Below is a practical plan with concrete milestones. Each step focuses on measurable outcomes so you can show impact quickly.

  1. Day 1-3: Inventory and prioritize - Gather access logs for the last 30 days, identify top 20 principals by number of storage operations and top 10 prefixes by I/O. Mark which owners teams own those principals.
  2. Day 4-7: Quick wins with deny rules - Implement targeted deny policies for the most egregious patterns (wildcard list, broad GetObject on analytics prefixes). Put these policies in audit mode first and review blocked requests.
  3. Day 8-12: Short-lived credentials pilot - Pick one heavy consumer and migrate it to ephemeral credentials with a 15-minute TTL and enforced time window. Automate token refresh and measure reduction in sustained connections.
  4. Day 13-18: Tag enforcement for writes - Require lifecycle tags on PutObject for a subset of buckets. Block writes without tags and provide a fallback approval path. Monitor compliance and volume reduction in short-lived objects.
  5. Day 19-23: ABAC rollout for hot/cold segregation - Define lifecycle tags and ABAC policies. Migrate two teams to use the new tags and compare read rates and latency from hot prefixes.
  6. Day 24-27: Decentralize roles via federation - Implement identity federation for one platform (CI or container orchestrator). Create narrow role templates and force their use for storage access.
  7. Day 28-30: Measure and iterate - Compare current percentiles for storage latency, IOPS, and request failures against Day 1. Produce a one-page report showing the effect of policy changes and a prioritized backlog for broader rollout.
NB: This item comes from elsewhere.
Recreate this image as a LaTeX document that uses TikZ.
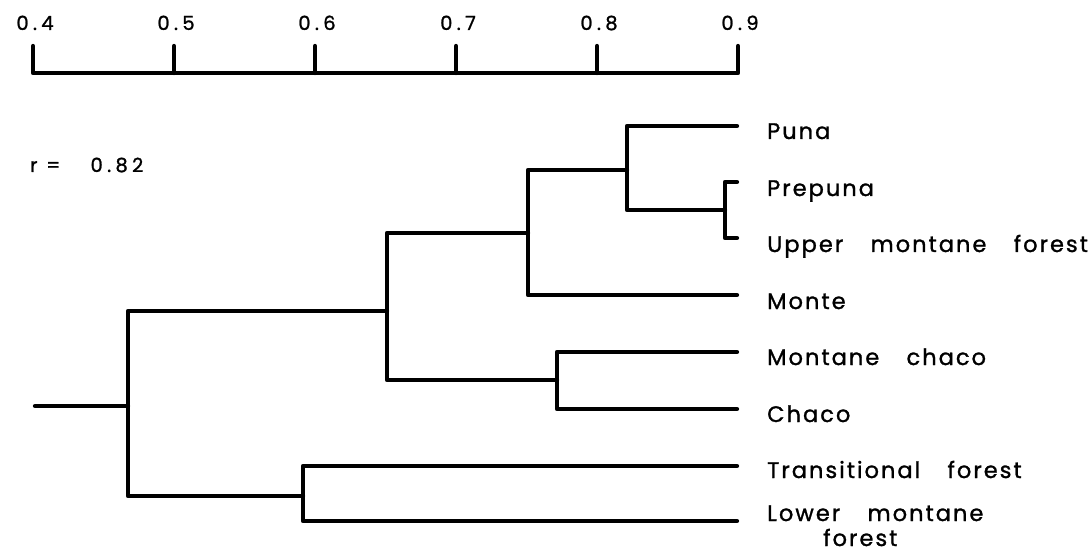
\documentclass[tikz,border=0pt]{standalone}
\usepackage{fontspec}
\newfontfamily\labelfont{Poppins}[LetterSpace=9,WordSpace=3.4,FakeBold=1.2]
\newfontfamily\numfont{Poppins}[LetterSpace=22,FakeBold=1.2]
\begin{document}
\begin{tikzpicture}[x=1pt,y=-1pt,
  br/.style={line width=4.3pt, line cap=round, line join=round},
  leaf/.style={anchor=base west, inner sep=0pt, font=\labelfont\fontsize{22.5}{26}\selectfont},
  num/.style={anchor=base, inner sep=0pt, font=\numfont\fontsize{19.5}{22}\selectfont}]
\useasboundingbox (0,0) rectangle (1089,553);
% axis
\foreach \i/\v in {0/0.4,1/0.5,2/0.6,3/0.7,4/0.8,5/0.9}{
  \coordinate (a\i) at ({33+141*\i},73);
  \coordinate (t\i) at ({33+141*\i},46);
  \node[num] (n\i) at ({33+141*\i+2},30) {\v};
}
\draw[br] (t0) -- (a0) -- (a5) -- (t5);
\foreach \i in {1,2,3,4}{ \draw[br] (a\i) -- (t\i); }
\node[num, anchor=base west] (rv) at (30,172) {r\hspace{0.45em}=\hspace{1.55em}0.82};
% leaves
\coordinate (L1) at (737,126);
\coordinate (L2) at (737,182);
\coordinate (L3) at (737,238);
\coordinate (L4) at (737,295);
\coordinate (L5) at (737,352);
\coordinate (L6) at (737,409);
\coordinate (L7) at (737,466);
\coordinate (L8) at (737,521);
% merge points
\coordinate (N23) at (725,210);
\coordinate (N123) at (627,170);
\coordinate (N1234) at (528,233);
\coordinate (N56) at (557,380);
\coordinate (N16) at (387,311);
\coordinate (N78) at (303,496);
\coordinate (R) at (128,406);
\coordinate (S) at (35,406);
\draw[br] (L2) -| (N23) |- (L3);
\draw[br] (L1) -| (N123) |- (N23);
\draw[br] (N123) -| (N1234) |- (L4);
\draw[br] (L5) -| (N56) |- (L6);
\draw[br] (N1234) -| (N16) |- (N56);
\draw[br] (L7) -| (N78) |- (L8);
\draw[br] (N16) -| (R) |- (N78);
\draw[br] (S) -- (R);
% labels
\node[leaf] (p1) at (767,139) {Puna};
\node[leaf] (p2) at (767,196) {Prepuna};
\node[leaf] (p3) at (767,252) {Upper montane forest};
\node[leaf] (p4) at (767,309) {Monte};
\node[leaf] (p5) at (767,365) {Montane chaco};
\node[leaf] (p6) at (767,422) {Chaco};
\node[leaf] (p7) at (767,478) {Transitional forest};
\node[leaf] (p8) at (767,521) {Lower montane};
\node[leaf] (p8b) at (823,546) {forest};
\end{tikzpicture}
\end{document}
At the end of 30 days you should have concrete evidence that IAM controls can smooth peaks and reduce accidental load. Use the metrics to convince leadership to invest in the next phase: automated policy management, richer telemetry, and architectural changes informed by the breathing room you created.

Final caution

Don’t expect IAM rules alone to solve every scaling problem. They are a governance tool that changes behavior quickly. Treat them as part of a larger plan: observability first, policy enforcement second, and storage architecture improvements in parallel. Done this way, IAM becomes a force multiplier rather than an operational bottleneck.